- [AIM OF THE EXERCISE]: All the data below goes into the copy word for word, but the pictures don't.

- [SOURCE MATERIAL]:

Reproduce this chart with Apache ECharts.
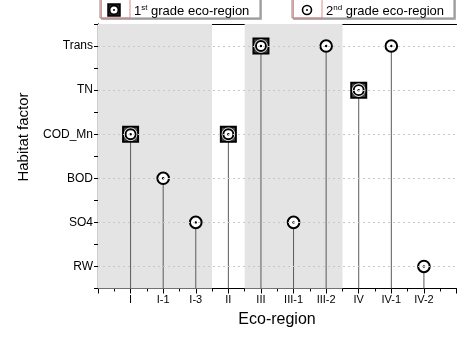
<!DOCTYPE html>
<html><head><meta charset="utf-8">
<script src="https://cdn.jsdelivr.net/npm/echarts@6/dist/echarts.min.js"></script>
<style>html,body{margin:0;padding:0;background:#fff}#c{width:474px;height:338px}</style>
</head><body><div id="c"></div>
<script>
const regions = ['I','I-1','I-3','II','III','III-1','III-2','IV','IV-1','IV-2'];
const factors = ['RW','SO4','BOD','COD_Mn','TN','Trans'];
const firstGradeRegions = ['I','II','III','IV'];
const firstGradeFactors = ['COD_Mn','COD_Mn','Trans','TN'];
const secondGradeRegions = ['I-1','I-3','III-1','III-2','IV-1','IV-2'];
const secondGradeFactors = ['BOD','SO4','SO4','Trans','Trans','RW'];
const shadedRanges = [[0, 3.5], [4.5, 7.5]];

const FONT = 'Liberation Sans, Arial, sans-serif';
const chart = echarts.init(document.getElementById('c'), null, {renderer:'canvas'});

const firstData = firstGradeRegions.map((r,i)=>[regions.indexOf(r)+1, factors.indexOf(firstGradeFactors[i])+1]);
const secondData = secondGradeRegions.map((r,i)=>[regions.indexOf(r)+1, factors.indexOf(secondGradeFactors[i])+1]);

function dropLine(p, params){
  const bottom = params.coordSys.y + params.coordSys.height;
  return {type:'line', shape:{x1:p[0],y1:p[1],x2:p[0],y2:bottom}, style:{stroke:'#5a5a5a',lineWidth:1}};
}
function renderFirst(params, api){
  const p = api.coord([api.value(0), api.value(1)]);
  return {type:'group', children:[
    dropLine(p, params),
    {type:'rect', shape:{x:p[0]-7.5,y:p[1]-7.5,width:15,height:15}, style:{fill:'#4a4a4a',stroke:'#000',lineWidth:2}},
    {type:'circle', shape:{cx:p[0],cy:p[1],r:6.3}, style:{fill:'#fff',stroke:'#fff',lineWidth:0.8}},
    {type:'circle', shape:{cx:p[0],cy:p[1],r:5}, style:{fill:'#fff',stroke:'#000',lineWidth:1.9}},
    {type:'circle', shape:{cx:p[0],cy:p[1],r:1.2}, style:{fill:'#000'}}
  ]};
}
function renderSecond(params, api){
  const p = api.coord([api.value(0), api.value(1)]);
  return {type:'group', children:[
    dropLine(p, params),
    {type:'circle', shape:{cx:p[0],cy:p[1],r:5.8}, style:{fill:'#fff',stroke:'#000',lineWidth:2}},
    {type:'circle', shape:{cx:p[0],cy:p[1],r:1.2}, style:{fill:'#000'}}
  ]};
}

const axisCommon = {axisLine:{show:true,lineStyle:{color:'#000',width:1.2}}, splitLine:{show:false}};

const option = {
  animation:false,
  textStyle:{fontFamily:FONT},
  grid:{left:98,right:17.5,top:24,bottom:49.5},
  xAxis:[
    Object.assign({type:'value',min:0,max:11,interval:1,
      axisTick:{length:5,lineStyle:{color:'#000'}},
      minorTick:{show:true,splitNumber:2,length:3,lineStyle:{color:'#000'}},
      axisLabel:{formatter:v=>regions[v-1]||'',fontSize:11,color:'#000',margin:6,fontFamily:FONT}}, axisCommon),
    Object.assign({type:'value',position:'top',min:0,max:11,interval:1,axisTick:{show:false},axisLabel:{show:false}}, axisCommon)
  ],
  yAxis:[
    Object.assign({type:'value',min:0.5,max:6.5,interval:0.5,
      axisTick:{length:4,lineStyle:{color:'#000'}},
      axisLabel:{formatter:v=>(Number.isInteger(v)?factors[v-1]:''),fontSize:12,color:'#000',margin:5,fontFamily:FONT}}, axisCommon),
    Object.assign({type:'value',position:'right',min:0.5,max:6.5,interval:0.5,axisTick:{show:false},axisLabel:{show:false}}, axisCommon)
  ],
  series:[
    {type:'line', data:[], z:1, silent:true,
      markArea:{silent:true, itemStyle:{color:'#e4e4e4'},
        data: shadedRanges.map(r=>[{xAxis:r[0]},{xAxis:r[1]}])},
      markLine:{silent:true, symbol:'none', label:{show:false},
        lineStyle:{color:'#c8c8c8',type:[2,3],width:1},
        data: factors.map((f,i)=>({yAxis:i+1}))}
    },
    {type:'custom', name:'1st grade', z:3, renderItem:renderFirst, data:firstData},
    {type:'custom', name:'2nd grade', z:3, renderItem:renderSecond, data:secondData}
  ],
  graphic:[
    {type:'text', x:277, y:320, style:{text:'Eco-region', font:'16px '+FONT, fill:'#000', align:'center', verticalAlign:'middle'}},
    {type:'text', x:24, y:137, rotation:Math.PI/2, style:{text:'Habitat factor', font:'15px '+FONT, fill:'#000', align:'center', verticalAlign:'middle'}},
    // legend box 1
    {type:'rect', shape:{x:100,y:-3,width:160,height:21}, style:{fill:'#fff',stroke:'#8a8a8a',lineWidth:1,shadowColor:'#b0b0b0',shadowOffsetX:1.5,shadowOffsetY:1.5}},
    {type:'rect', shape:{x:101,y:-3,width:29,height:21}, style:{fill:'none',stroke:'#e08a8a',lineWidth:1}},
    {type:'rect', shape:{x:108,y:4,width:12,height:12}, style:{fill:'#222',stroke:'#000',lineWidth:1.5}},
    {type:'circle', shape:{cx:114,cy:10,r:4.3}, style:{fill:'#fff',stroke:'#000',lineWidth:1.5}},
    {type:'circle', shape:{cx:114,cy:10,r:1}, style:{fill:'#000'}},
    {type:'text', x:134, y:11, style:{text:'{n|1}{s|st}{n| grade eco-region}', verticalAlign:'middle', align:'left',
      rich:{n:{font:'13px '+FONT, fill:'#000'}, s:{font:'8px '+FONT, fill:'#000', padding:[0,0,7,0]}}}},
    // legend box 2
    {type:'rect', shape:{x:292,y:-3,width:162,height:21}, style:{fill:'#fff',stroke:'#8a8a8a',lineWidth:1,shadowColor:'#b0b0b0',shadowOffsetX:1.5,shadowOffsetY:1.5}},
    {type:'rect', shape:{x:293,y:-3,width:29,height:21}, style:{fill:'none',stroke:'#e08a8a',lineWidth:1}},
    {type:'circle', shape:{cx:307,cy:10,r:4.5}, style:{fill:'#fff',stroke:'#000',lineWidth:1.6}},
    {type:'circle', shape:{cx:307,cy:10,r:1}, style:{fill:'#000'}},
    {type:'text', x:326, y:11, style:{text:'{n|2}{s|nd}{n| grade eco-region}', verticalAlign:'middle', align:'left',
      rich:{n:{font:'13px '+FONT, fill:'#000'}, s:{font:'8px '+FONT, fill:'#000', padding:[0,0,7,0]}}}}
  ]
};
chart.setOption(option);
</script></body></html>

- [ANSWER IN FULL]:
Reproduce this chart with Apache ECharts.
<!DOCTYPE html>
<html><head><meta charset="utf-8">
<script src="https://cdn.jsdelivr.net/npm/echarts@6/dist/echarts.min.js"></script>
<style>html,body{margin:0;padding:0;background:#fff}#c{width:474px;height:338px}</style>
</head><body><div id="c"></div>
<script>
const regions = ['I','I-1','I-3','II','III','III-1','III-2','IV','IV-1','IV-2'];
const factors = ['RW','SO4','BOD','COD_Mn','TN','Trans'];
const firstGradeRegions = ['I','II','III','IV'];
const firstGradeFactors = ['COD_Mn','COD_Mn','Trans','TN'];
const secondGradeRegions = ['I-1','I-3','III-1','III-2','IV-1','IV-2'];
const secondGradeFactors = ['BOD','SO4','SO4','Trans','Trans','RW'];
const shadedRanges = [[0, 3.5], [4.5, 7.5]];

const FONT = 'Liberation Sans, Arial, sans-serif';
const chart = echarts.init(document.getElementById('c'), null, {renderer:'canvas'});

const firstData = firstGradeRegions.map((r,i)=>[regions.indexOf(r)+1, factors.indexOf(firstGradeFactors[i])+1]);
const secondData = secondGradeRegions.map((r,i)=>[regions.indexOf(r)+1, factors.indexOf(secondGradeFactors[i])+1]);

function dropLine(p, params){
  const bottom = params.coordSys.y + params.coordSys.height;
  return {type:'line', shape:{x1:p[0],y1:p[1],x2:p[0],y2:bottom}, style:{stroke:'#5a5a5a',lineWidth:1}};
}
function renderFirst(params, api){
  const p = api.coord([api.value(0), api.value(1)]);
  return {type:'group', children:[
    dropLine(p, params),
    {type:'rect', shape:{x:p[0]-7.5,y:p[1]-7.5,width:15,height:15}, style:{fill:'#4a4a4a',stroke:'#000',lineWidth:2}},
    {type:'circle', shape:{cx:p[0],cy:p[1],r:6.3}, style:{fill:'#fff',stroke:'#fff',lineWidth:0.8}},
    {type:'circle', shape:{cx:p[0],cy:p[1],r:5}, style:{fill:'#fff',stroke:'#000',lineWidth:1.9}},
    {type:'circle', shape:{cx:p[0],cy:p[1],r:1.2}, style:{fill:'#000'}}
  ]};
}
function renderSecond(params, api){
  const p = api.coord([api.value(0), api.value(1)]);
  return {type:'group', children:[
    dropLine(p, params),
    {type:'circle', shape:{cx:p[0],cy:p[1],r:5.8}, style:{fill:'#fff',stroke:'#000',lineWidth:2}},
    {type:'circle', shape:{cx:p[0],cy:p[1],r:1.2}, style:{fill:'#000'}}
  ]};
}

const axisCommon = {axisLine:{show:true,lineStyle:{color:'#000',width:1.2}}, splitLine:{show:false}};

const option = {
  animation:false,
  textStyle:{fontFamily:FONT},
  grid:{left:98,right:17.5,top:24,bottom:49.5},
  xAxis:[
    Object.assign({type:'value',min:0,max:11,interval:1,
      axisTick:{length:5,lineStyle:{color:'#000'}},
      minorTick:{show:true,splitNumber:2,length:3,lineStyle:{color:'#000'}},
      axisLabel:{formatter:v=>regions[v-1]||'',fontSize:11,color:'#000',margin:6,fontFamily:FONT}}, axisCommon),
    Object.assign({type:'value',position:'top',min:0,max:11,interval:1,axisTick:{show:false},axisLabel:{show:false}}, axisCommon)
  ],
  yAxis:[
    Object.assign({type:'value',min:0.5,max:6.5,interval:0.5,
      axisTick:{length:4,lineStyle:{color:'#000'}},
      axisLabel:{formatter:v=>(Number.isInteger(v)?factors[v-1]:''),fontSize:12,color:'#000',margin:5,fontFamily:FONT}}, axisCommon),
    Object.assign({type:'value',position:'right',min:0.5,max:6.5,interval:0.5,axisTick:{show:false},axisLabel:{show:false}}, axisCommon)
  ],
  series:[
    {type:'line', data:[], z:1, silent:true,
      markArea:{silent:true, itemStyle:{color:'#e4e4e4'},
        data: shadedRanges.map(r=>[{xAxis:r[0]},{xAxis:r[1]}])},
      markLine:{silent:true, symbol:'none', label:{show:false},
        lineStyle:{color:'#c8c8c8',type:[2,3],width:1},
        data: factors.map((f,i)=>({yAxis:i+1}))}
    },
    {type:'custom', name:'1st grade', z:3, renderItem:renderFirst, data:firstData},
    {type:'custom', name:'2nd grade', z:3, renderItem:renderSecond, data:secondData}
  ],
  graphic:[
    {type:'text', x:277, y:320, style:{text:'Eco-region', font:'16px '+FONT, fill:'#000', align:'center', verticalAlign:'middle'}},
    {type:'text', x:24, y:137, rotation:Math.PI/2, style:{text:'Habitat factor', font:'15px '+FONT, fill:'#000', align:'center', verticalAlign:'middle'}},
    // legend box 1
    {type:'rect', shape:{x:100,y:-3,width:160,height:21}, style:{fill:'#fff',stroke:'#8a8a8a',lineWidth:1,shadowColor:'#b0b0b0',shadowOffsetX:1.5,shadowOffsetY:1.5}},
    {type:'rect', shape:{x:101,y:-3,width:29,height:21}, style:{fill:'none',stroke:'#e08a8a',lineWidth:1}},
    {type:'rect', shape:{x:108,y:4,width:12,height:12}, style:{fill:'#222',stroke:'#000',lineWidth:1.5}},
    {type:'circle', shape:{cx:114,cy:10,r:4.3}, style:{fill:'#fff',stroke:'#000',lineWidth:1.5}},
    {type:'circle', shape:{cx:114,cy:10,r:1}, style:{fill:'#000'}},
    {type:'text', x:134, y:11, style:{text:'{n|1}{s|st}{n| grade eco-region}', verticalAlign:'middle', align:'left',
      rich:{n:{font:'13px '+FONT, fill:'#000'}, s:{font:'8px '+FONT, fill:'#000', padding:[0,0,7,0]}}}},
    // legend box 2
    {type:'rect', shape:{x:292,y:-3,width:162,height:21}, style:{fill:'#fff',stroke:'#8a8a8a',lineWidth:1,shadowColor:'#b0b0b0',shadowOffsetX:1.5,shadowOffsetY:1.5}},
    {type:'rect', shape:{x:293,y:-3,width:29,height:21}, style:{fill:'none',stroke:'#e08a8a',lineWidth:1}},
    {type:'circle', shape:{cx:307,cy:10,r:4.5}, style:{fill:'#fff',stroke:'#000',lineWidth:1.6}},
    {type:'circle', shape:{cx:307,cy:10,r:1}, style:{fill:'#000'}},
    {type:'text', x:326, y:11, style:{text:'{n|2}{s|nd}{n| grade eco-region}', verticalAlign:'middle', align:'left',
      rich:{n:{font:'13px '+FONT, fill:'#000'}, s:{font:'8px '+FONT, fill:'#000', padding:[0,0,7,0]}}}}
  ]
};
chart.setOption(option);
</script></body></html>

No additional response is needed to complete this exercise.